Furthermore, the metric complements biodiversity net gain policies by quantifying on-site habitat creation. When paired with digital twins and GIS data, UGF calculations can be aggregated at the district scale to show cumulative benefits. Municipalities can thereby track canopy expansion, heat-island mitigation, and flood resilience in near real time.

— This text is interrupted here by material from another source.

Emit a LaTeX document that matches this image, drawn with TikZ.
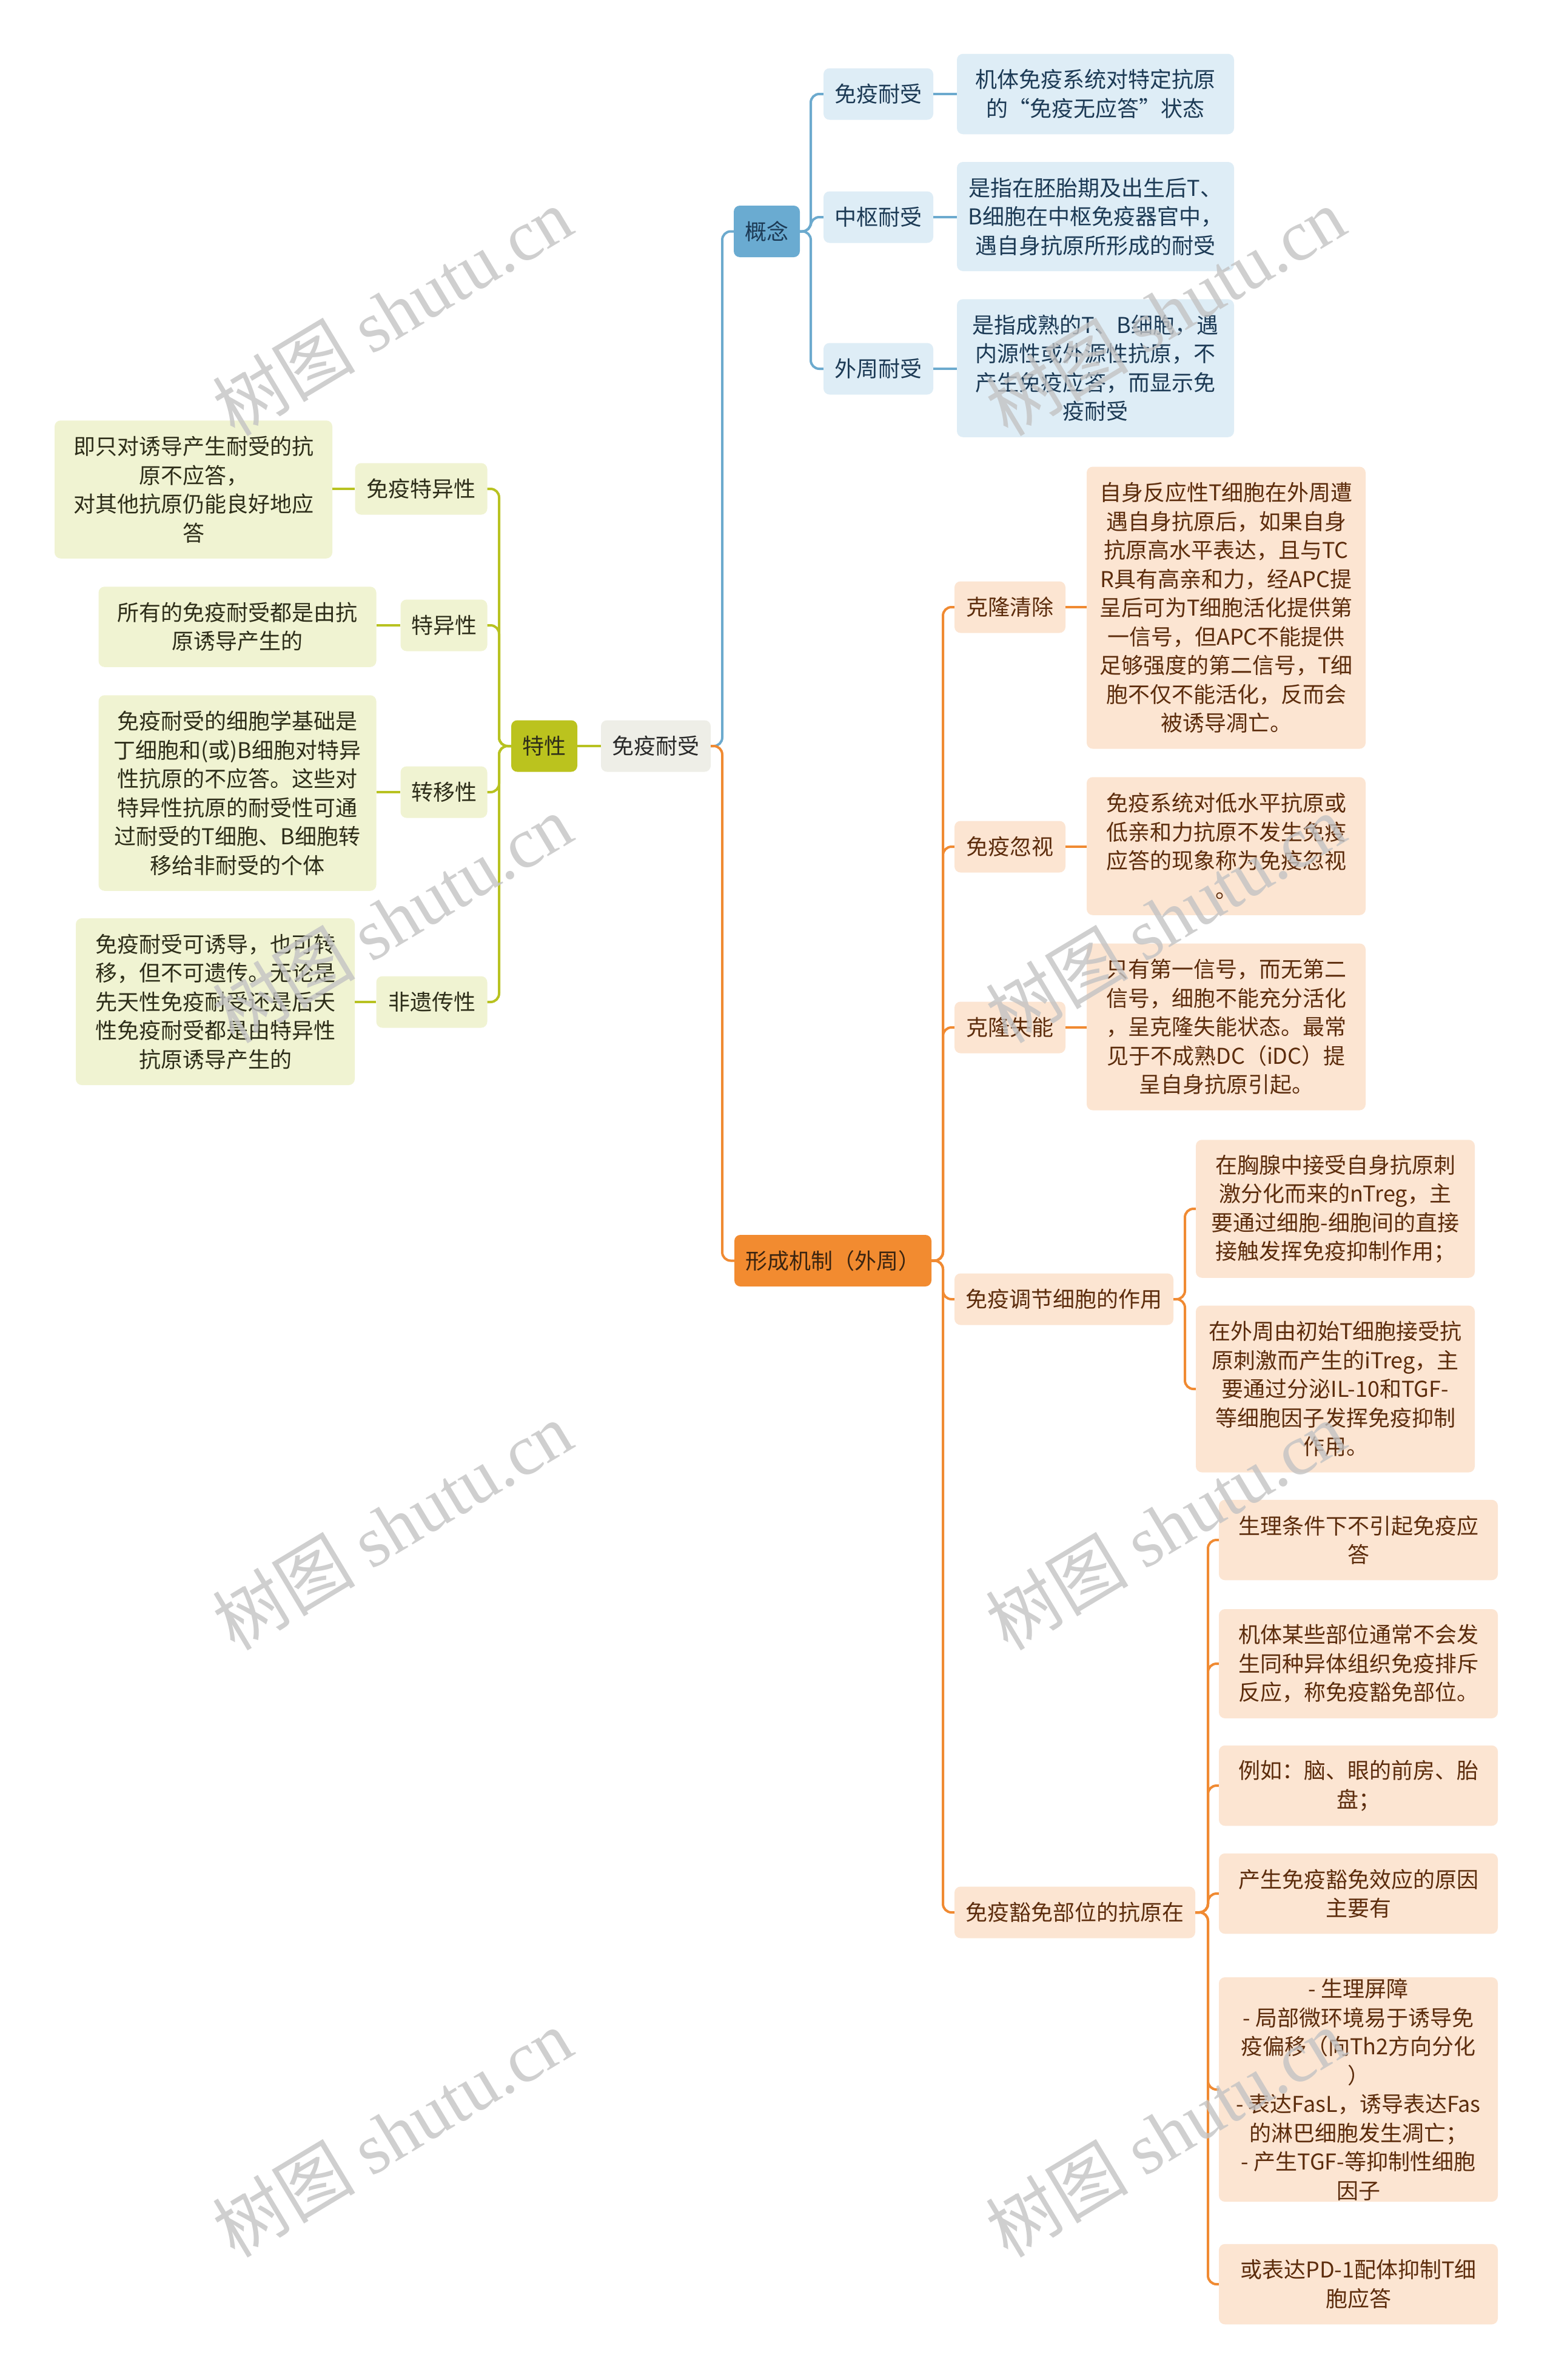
\documentclass[tikz,border=0pt]{standalone}
\usepackage{fontspec}
\setmainfont{Noto Sans CJK SC}
\newfontfamily\wmcjk{Noto Sans CJK SC}
\newfontfamily\wmlat{Liberation Serif}
\definecolor{bluedark}{RGB}{106,171,209}
\definecolor{bluelight}{RGB}{222,237,246}
\definecolor{blueline}{RGB}{108,170,206}
\definecolor{bluetext}{RGB}{28,58,85}
\definecolor{rootfill}{RGB}{238,238,231}
\definecolor{roottext}{RGB}{40,40,40}
\definecolor{greendark}{RGB}{187,195,30}
\definecolor{greenlight}{RGB}{240,243,210}
\definecolor{greenline}{RGB}{184,194,33}
\definecolor{greentext}{RGB}{45,45,25}
\definecolor{orangedark}{RGB}{242,139,48}
\definecolor{orangelight}{RGB}{252,229,210}
\definecolor{orangeline}{RGB}{240,138,50}
\definecolor{orangetext}{RGB}{92,44,12}
\definecolor{mechtext}{RGB}{59,36,16}
\definecolor{wmgray}{RGB}{195,195,195}
\tikzset{
  box/.style={rectangle, rounded corners=10pt, inner xsep=0pt, inner ysep=0pt,
    align=center, font=\fontsize{36}{47.5}\selectfont, anchor=center},
  bluemain/.style={box, fill=bluedark, text=bluetext},
  bluesub/.style={box, fill=bluelight, text=bluetext},
  rootbox/.style={box, fill=rootfill, text=roottext},
  greenmain/.style={box, fill=greendark, text=greentext},
  greensub/.style={box, fill=greenlight, text=greentext},
  orangemain/.style={box, fill=orangedark, text=mechtext},
  orangesub/.style={box, fill=orangelight, text=orangetext},
  bl/.style={draw=blueline, line width=4pt, rounded corners=14pt},
  gl/.style={draw=greenline, line width=4pt, rounded corners=14pt},
  ol/.style={draw=orangeline, line width=4pt, rounded corners=14pt},
  wmark/.style={text=wmgray, opacity=0.8, font=\fontsize{118}{130}\selectfont, rotate=31, inner sep=0pt}
}
\begin{document}
\begin{tikzpicture}[x=1pt,y=-1pt]
\useasboundingbox (0,0) rectangle (2560,3924);
\fill[white] (0,0) rectangle (2560,3924);

% root
\node[rootbox, minimum width=181pt, minimum height=85pt] (root) at (1081.5,1230) {免疫耐受};

% blue branch
\node[bluemain, minimum width=109pt, minimum height=85pt] (concept) at (1264.5,381.5) {概念};
\node[bluesub, minimum width=181pt, minimum height=85pt] (bc1) at (1448.5,155) {免疫耐受};
\node[bluesub, minimum width=181pt, minimum height=85pt] (bc2) at (1448.5,358) {中枢耐受};
\node[bluesub, minimum width=181pt, minimum height=85pt] (bc3) at (1448.5,608) {外周耐受};
\node[bluesub, minimum width=457pt, minimum height=132.5pt] (bd1) at (1806.5,155) {机体免疫系统对特定抗原\\的“免疫无应答”状态};
\node[bluesub, minimum width=457pt, minimum height=180pt] (bd2) at (1806.5,357) {是指在胚胎期及出生后T、\\B细胞在中枢免疫器官中，\\遇自身抗原所形成的耐受};
\node[bluesub, minimum width=457pt, minimum height=227.5pt] (bd3) at (1806.5,607) {是指成熟的T、B细胞，遇\\内源性或外源性抗原，不\\产生免疫应答，而显示免\\疫耐受};

% green branch
\node[greenmain, minimum width=109pt, minimum height=85pt] (trait) at (897.5,1230) {特性};
\node[greensub, minimum width=218pt, minimum height=85pt] (gc1) at (694.5,806) {免疫特异性};
\node[greensub, minimum width=143pt, minimum height=85pt] (gc2) at (732,1031) {特异性};
\node[greensub, minimum width=143pt, minimum height=85pt] (gc3) at (732,1306) {转移性};
\node[greensub, minimum width=183pt, minimum height=85pt] (gc4) at (712,1652) {非遗传性};
\node[greensub, minimum width=458pt, minimum height=227.5pt] (gd1) at (319,807) {即只对诱导产生耐受的抗\\原不应答，\\对其他抗原仍能良好地应\\答};
\node[greensub, minimum width=458pt, minimum height=132.5pt] (gd2) at (391.5,1033.5) {所有的免疫耐受都是由抗\\原诱导产生的};
\node[greensub, minimum width=458pt, minimum height=322.5pt] (gd3) at (391.5,1307.5) {免疫耐受的细胞学基础是\\丁细胞和(或)B细胞对特异\\性抗原的不应答。这些对\\特异性抗原的耐受性可通\\过耐受的T细胞、B细胞转\\移给非耐受的个体};
\node[greensub, minimum width=460pt, minimum height=275pt] (gd4) at (355,1651.5) {免疫耐受可诱导，也可转\\移，但不可遗传。无论是\\先天性免疫耐受还是后天\\性免疫耐受都是由特异性\\抗原诱导产生的};

% orange branch
\node[orangemain, minimum width=325pt, minimum height=85pt] (mech) at (1373.5,2078.5) {形成机制（外周）};
\node[orangesub, minimum width=183pt, minimum height=85pt] (oc1) at (1665.5,1001) {克隆清除};
\node[orangesub, minimum width=183pt, minimum height=85pt] (oc2) at (1665.5,1396) {免疫忽视};
\node[orangesub, minimum width=183pt, minimum height=85pt] (oc3) at (1665.5,1694) {克隆失能};
\node[orangesub, minimum width=361pt, minimum height=85pt] (oc4) at (1754.5,2142) {免疫调节细胞的作用};
\node[orangesub, minimum width=397pt, minimum height=85pt] (oc5) at (1772.5,3153) {免疫豁免部位的抗原在};
\node[orangesub, minimum width=460pt, minimum height=465pt] (od1) at (2022,1002) {自身反应性T细胞在外周遭\\遇自身抗原后，如果自身\\抗原高水平表达，且与TC\\R具有高亲和力，经APC提\\呈后可为T细胞活化提供第\\一信号，但APC不能提供\\足够强度的第二信号，T细\\胞不仅不能活化，反而会\\被诱导凋亡。};
\node[orangesub, minimum width=460pt, minimum height=227.5pt] (od2) at (2022,1395) {免疫系统对低水平抗原或\\低亲和力抗原不发生免疫\\应答的现象称为免疫忽视\\。};
\node[orangesub, minimum width=460pt, minimum height=275pt] (od3) at (2022,1693) {只有第一信号，而无第二\\信号，细胞不能充分活化\\，呈克隆失能状态。最常\\见于不成熟DC（iDC）提\\呈自身抗原引起。};
\node[orangesub, minimum width=460pt, minimum height=227.5pt] (od4) at (2202,1993) {在胸腺中接受自身抗原刺\\激分化而来的nTreg，主\\要通过细胞-细胞间的直接\\接触发挥免疫抑制作用；};
\node[orangesub, minimum width=460pt, minimum height=275pt] (od5) at (2202,2290) {在外周由初始T细胞接受抗\\原刺激而产生的iTreg，主\\要通过分泌IL-10和TGF-\\等细胞因子发挥免疫抑制\\作用。};
\node[orangesub, minimum width=460pt, minimum height=132.5pt] (oe1) at (2240,2539) {生理条件下不引起免疫应\\答};
\node[orangesub, minimum width=460pt, minimum height=180pt] (oe2) at (2240,2743) {机体某些部位通常不会发\\生同种异体组织免疫排斥\\反应，称免疫豁免部位。};
\node[orangesub, minimum width=460pt, minimum height=132.5pt] (oe3) at (2240,2944) {例如：脑、眼的前房、胎\\盘；};
\node[orangesub, minimum width=460pt, minimum height=132.5pt] (oe4) at (2240,3122) {产生免疫豁免效应的原因\\主要有};
\node[orangesub, minimum width=460pt, minimum height=370pt] (oe5) at (2240,3445) {- 生理屏障\\- 局部微环境易于诱导免\\疫偏移（向Th2方向分化\\）\\- 表达FasL，诱导表达Fas\\的淋巴细胞发生凋亡；\\- 产生TGF-等抑制性细胞\\因子};
\node[orangesub, minimum width=460pt, minimum height=132.5pt] (oe6) at (2240,3766) {或表达PD-1配体抑制T细\\胞应答};

% junction coordinates
\coordinate (rj) at (1191,1230);
\coordinate (cj) at (1337,381.5);
\coordinate (tj) at (823,1230);
\coordinate (mj) at (1555,2078.5);
\coordinate (rj4) at (1954,2142);
\coordinate (rj5) at (1992,3153);

% blue connectors
\draw[bl] (root.east) -- (rj) |- (concept.west);
\foreach \c in {bc1,bc2,bc3} { \draw[bl] (concept.east) -- (cj) |- (\c.west); }
\draw[bl] (bc1.east) -- (bc1.east -| bd1.west);
\draw[bl] (bc2.east) -- (bc2.east -| bd2.west);
\draw[bl] (bc3.east) -- (bc3.east -| bd3.west);

% green connectors
\draw[gl] (root.west) -- (trait.east);
\foreach \c in {gc1,gc2,gc3,gc4} { \draw[gl] (trait.west) -- (tj) |- (\c.east); }
\draw[gl] (gc1.west) -- (gc1.west -| gd1.east);
\draw[gl] (gc2.west) -- (gc2.west -| gd2.east);
\draw[gl] (gc3.west) -- (gc3.west -| gd3.east);
\draw[gl] (gc4.west) -- (gc4.west -| gd4.east);

% orange connectors
\draw[ol] (root.east) -- (rj) |- (mech.west);
\foreach \c in {oc1,oc2,oc3,oc4,oc5} { \draw[ol] (mech.east) -- (mj) |- (\c.west); }
\draw[ol] (oc1.east) -- (oc1.east -| od1.west);
\draw[ol] (oc2.east) -- (oc2.east -| od2.west);
\draw[ol] (oc3.east) -- (oc3.east -| od3.west);
\foreach \c in {od4,od5} { \draw[ol] (oc4.east) -- (rj4) |- (\c.west); }
\foreach \c in {oe1,oe2,oe3,oe4,oe5,oe6} { \draw[ol] (oc5.east) -- (rj5) |- (\c.west); }

% watermarks
\node[wmark] (wm1) at (647,513) {{\wmcjk 树图} {\wmlat shutu.cn}};
\node[wmark] (wm2) at (1922,513) {{\wmcjk 树图} {\wmlat shutu.cn}};
\node[wmark] (wm3) at (647,1514) {{\wmcjk 树图} {\wmlat shutu.cn}};
\node[wmark] (wm4) at (1922,1514) {{\wmcjk 树图} {\wmlat shutu.cn}};
\node[wmark] (wm5) at (647,2515) {{\wmcjk 树图} {\wmlat shutu.cn}};
\node[wmark] (wm6) at (1922,2515) {{\wmcjk 树图} {\wmlat shutu.cn}};
\node[wmark] (wm7) at (647,3516) {{\wmcjk 树图} {\wmlat shutu.cn}};
\node[wmark] (wm8) at (1922,3516) {{\wmcjk 树图} {\wmlat shutu.cn}};
\end{tikzpicture}
\end{document}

Common Pitfalls and How to Avoid Them

1. Ignoring soil health: Installing plants without soil remediation decreases long-term performance, reducing functional coefficients despite high initial area counts. Always evaluate soil compaction and organic matter.
2. Overlooking vertical load limits: Roofs and podiums must be engineered to support saturated soil weights. Underestimating structural requirements can derail intensive roof plans that would otherwise boost the UGF.
3. Insufficient irrigation planning: Greenspaces designed without drought contingency plans risk failure in their first season, especially in arid zones. Ensure irrigation efficiency aligns with local ordinances.
4. Not monitoring post-occupancy: Without monitoring, vital data on plant survival rates or stormwater performance is lost, preventing accurate recalculation of the UGF. Establish sensor-based reporting where feasible.

Conclusion

Urban greening factor calculation provides a rigorous yet intuitive measurement framework for integrating nature into dense cityscapes. Its strength lies in balancing simplicity with scientific credibility, ensuring that both small infill projects and large master plans can document their ecological contributions. As climate pressures intensify, the UGF serves as a lingua franca between designers, engineers, and policymakers, aligning capital investments with measurable environmental outcomes. By leveraging accurate data, transparent weighting, and community-informed maintenance plans, cities can harness the UGF to advance equity, resilience, and beauty across every block.